Exercise aim:
Copy exactly, and only, the lines between the start of the entries below and the line containing "Y_TICKS = [0, 20, 40, 60, 80, 100, 120, 140, 160]", both inclusive. Omit pictures.
►
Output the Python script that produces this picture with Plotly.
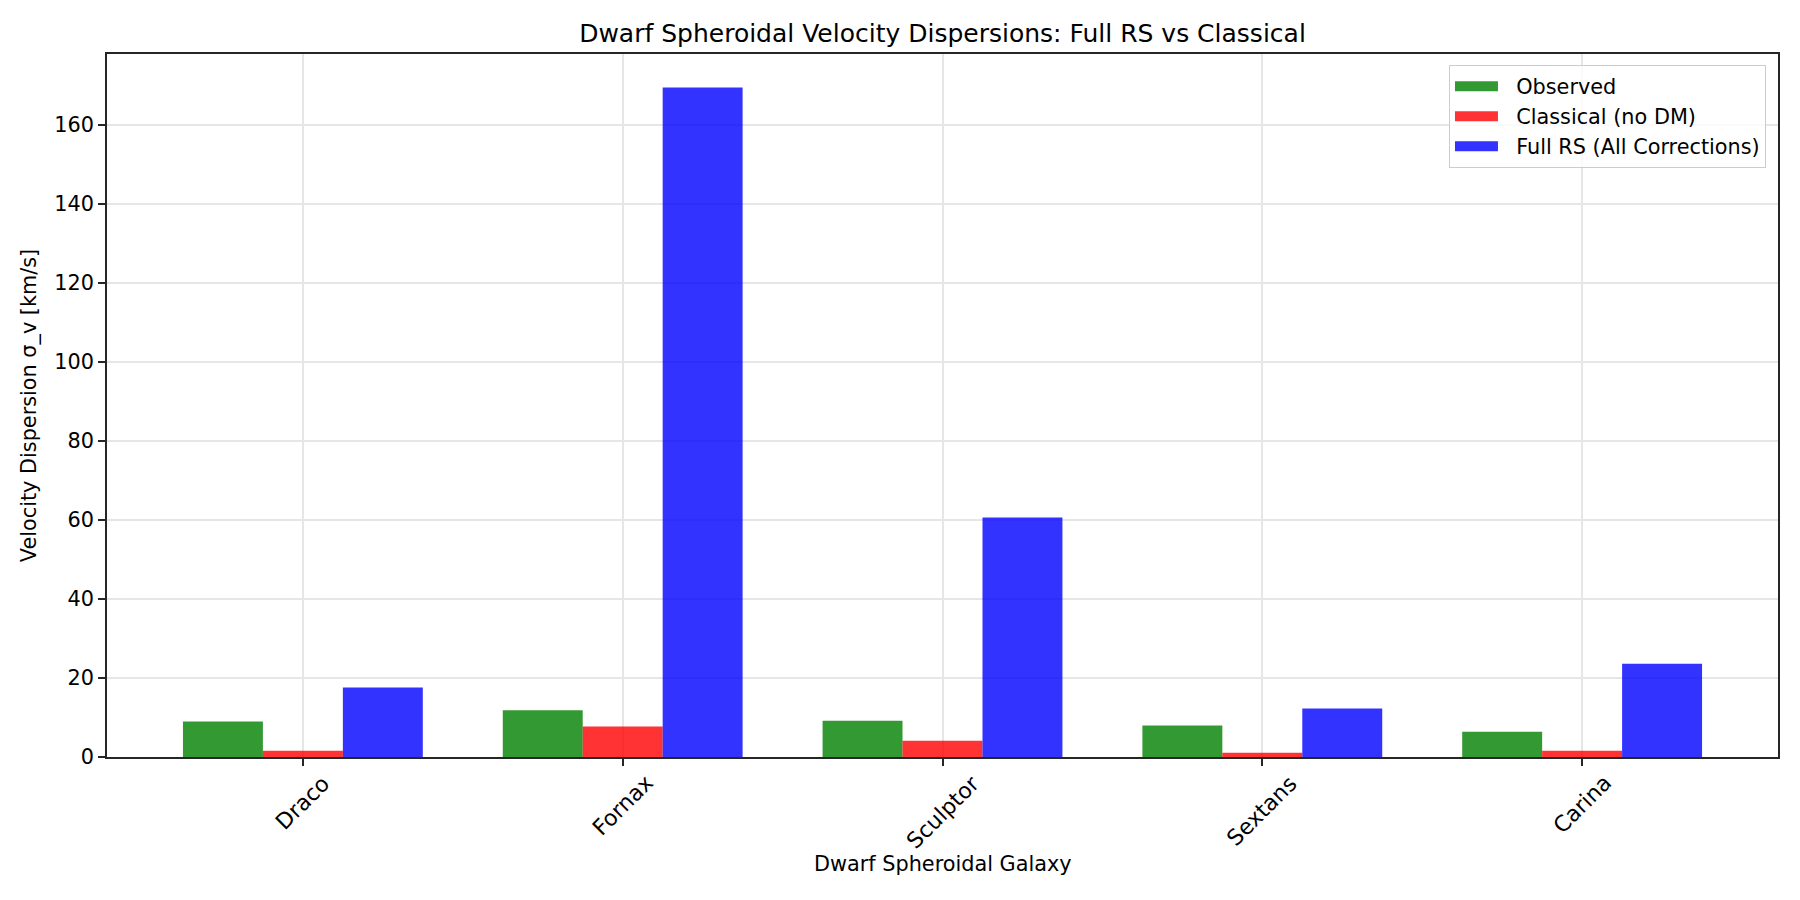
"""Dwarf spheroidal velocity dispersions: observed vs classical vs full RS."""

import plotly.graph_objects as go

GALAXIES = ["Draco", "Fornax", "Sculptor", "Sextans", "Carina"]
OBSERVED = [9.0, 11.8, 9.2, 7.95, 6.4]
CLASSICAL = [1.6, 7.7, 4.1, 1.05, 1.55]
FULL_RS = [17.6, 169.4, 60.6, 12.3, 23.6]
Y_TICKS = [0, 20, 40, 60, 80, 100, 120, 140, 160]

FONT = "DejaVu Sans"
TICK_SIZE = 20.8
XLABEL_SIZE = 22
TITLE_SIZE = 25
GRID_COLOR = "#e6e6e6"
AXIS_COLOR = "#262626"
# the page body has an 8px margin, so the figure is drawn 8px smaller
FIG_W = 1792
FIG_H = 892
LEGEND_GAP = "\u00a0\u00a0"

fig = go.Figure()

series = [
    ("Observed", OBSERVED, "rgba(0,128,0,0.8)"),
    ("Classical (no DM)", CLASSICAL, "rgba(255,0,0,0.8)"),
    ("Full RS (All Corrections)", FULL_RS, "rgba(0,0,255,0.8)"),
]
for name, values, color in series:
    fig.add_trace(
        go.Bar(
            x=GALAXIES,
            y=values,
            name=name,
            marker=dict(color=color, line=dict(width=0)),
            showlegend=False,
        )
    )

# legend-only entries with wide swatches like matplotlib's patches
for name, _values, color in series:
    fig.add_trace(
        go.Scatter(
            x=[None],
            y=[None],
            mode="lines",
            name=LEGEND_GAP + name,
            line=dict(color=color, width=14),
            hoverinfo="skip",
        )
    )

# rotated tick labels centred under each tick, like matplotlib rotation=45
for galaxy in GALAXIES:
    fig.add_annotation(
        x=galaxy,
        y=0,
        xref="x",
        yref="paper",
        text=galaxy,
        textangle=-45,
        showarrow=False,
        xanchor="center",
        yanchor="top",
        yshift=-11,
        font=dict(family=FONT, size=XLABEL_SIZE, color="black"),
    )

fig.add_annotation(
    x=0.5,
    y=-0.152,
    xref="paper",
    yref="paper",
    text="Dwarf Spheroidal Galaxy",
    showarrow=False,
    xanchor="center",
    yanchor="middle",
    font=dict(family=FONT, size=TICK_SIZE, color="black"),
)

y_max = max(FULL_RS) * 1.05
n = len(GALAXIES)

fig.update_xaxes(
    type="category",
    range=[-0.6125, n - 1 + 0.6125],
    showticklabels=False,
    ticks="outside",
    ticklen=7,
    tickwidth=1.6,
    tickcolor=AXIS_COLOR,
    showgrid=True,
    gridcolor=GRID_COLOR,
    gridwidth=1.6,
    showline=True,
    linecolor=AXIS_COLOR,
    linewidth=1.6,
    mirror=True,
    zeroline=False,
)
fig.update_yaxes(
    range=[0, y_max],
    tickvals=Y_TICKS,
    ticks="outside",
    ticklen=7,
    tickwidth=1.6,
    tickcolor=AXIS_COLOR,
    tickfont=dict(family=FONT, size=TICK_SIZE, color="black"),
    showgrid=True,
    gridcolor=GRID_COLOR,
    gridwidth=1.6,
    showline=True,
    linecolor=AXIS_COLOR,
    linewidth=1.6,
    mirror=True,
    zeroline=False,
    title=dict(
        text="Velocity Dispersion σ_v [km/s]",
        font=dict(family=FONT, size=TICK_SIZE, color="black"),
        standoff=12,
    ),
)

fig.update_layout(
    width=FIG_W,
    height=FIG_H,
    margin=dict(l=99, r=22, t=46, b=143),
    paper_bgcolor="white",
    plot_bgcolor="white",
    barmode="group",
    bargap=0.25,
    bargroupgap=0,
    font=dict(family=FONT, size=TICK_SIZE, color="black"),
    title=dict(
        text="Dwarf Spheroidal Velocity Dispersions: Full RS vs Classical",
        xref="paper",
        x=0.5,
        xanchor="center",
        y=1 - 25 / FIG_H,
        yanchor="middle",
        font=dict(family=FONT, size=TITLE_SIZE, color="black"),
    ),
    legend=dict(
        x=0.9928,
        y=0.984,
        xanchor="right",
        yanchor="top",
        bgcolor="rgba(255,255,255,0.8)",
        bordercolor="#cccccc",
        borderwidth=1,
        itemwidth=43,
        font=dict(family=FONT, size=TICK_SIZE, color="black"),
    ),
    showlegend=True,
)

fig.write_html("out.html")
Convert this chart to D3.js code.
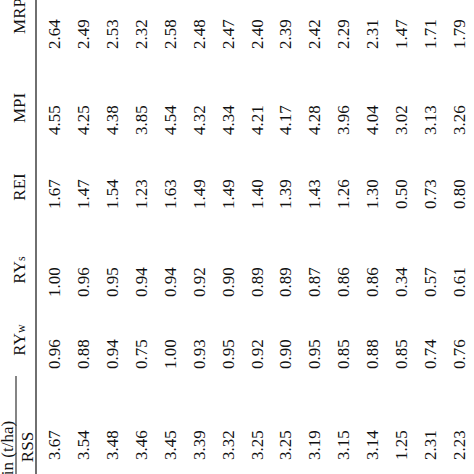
◄
Exercise output:
Output the Python script that produces this picture with Plotly.
"""Dwarf spheroidal velocity dispersions: observed vs classical vs full RS."""

import plotly.graph_objects as go

GALAXIES = ["Draco", "Fornax", "Sculptor", "Sextans", "Carina"]
OBSERVED = [9.0, 11.8, 9.2, 7.95, 6.4]
CLASSICAL = [1.6, 7.7, 4.1, 1.05, 1.55]
FULL_RS = [17.6, 169.4, 60.6, 12.3, 23.6]
Y_TICKS = [0, 20, 40, 60, 80, 100, 120, 140, 160]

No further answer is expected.